**DATASET EXCERPTS**
++++

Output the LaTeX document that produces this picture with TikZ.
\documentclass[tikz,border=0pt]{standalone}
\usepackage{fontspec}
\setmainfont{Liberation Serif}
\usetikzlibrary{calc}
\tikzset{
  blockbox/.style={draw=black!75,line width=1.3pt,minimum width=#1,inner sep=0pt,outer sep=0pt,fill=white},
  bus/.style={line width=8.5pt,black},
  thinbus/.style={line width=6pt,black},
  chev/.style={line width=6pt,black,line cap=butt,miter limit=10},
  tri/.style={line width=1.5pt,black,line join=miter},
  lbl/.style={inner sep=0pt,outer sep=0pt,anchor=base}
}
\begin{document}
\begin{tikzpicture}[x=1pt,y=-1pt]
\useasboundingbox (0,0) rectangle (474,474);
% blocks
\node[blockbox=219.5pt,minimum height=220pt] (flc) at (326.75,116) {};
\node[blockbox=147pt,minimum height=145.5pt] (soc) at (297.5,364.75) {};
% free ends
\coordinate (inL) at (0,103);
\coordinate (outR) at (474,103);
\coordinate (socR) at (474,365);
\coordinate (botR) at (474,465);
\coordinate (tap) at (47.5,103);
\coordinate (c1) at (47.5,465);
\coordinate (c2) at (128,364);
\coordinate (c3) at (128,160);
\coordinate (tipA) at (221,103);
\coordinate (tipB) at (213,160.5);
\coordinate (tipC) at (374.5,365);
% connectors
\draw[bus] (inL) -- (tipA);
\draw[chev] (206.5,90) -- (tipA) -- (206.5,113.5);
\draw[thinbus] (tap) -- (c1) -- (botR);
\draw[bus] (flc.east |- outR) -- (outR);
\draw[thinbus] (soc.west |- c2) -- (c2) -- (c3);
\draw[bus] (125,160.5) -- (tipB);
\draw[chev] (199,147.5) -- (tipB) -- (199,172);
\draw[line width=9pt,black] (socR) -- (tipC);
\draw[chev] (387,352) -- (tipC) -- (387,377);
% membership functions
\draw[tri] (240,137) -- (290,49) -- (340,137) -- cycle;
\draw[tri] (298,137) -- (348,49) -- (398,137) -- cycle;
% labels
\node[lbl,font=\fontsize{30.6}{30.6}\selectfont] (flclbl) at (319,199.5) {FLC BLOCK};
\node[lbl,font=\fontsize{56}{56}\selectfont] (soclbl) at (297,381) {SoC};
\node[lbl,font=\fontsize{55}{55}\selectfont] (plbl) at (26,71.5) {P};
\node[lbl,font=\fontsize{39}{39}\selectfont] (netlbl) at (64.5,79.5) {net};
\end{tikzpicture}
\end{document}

++++

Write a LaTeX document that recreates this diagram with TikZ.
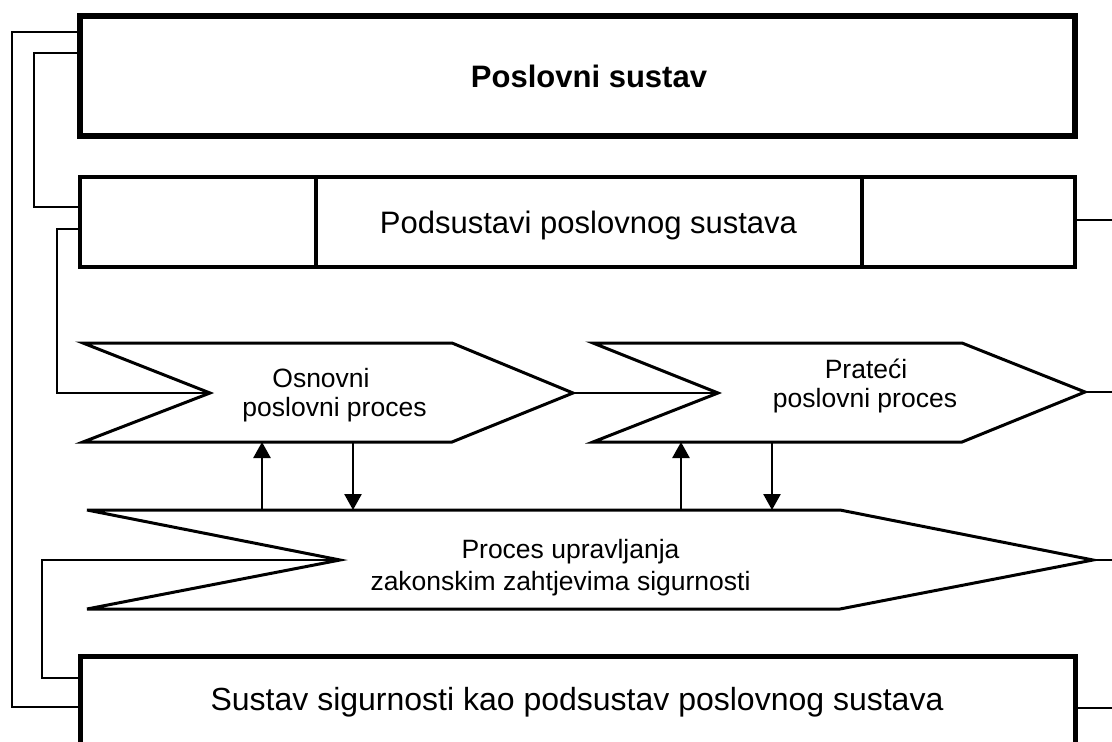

++++

**REQUEST**
Filter the entries down to the lines containing "LaTeX". Copy each of those lines.

**OUTPUT FOR THIS EXERCISE**
Output the LaTeX document that produces this picture with TikZ.
Write a LaTeX document that recreates this diagram with TikZ.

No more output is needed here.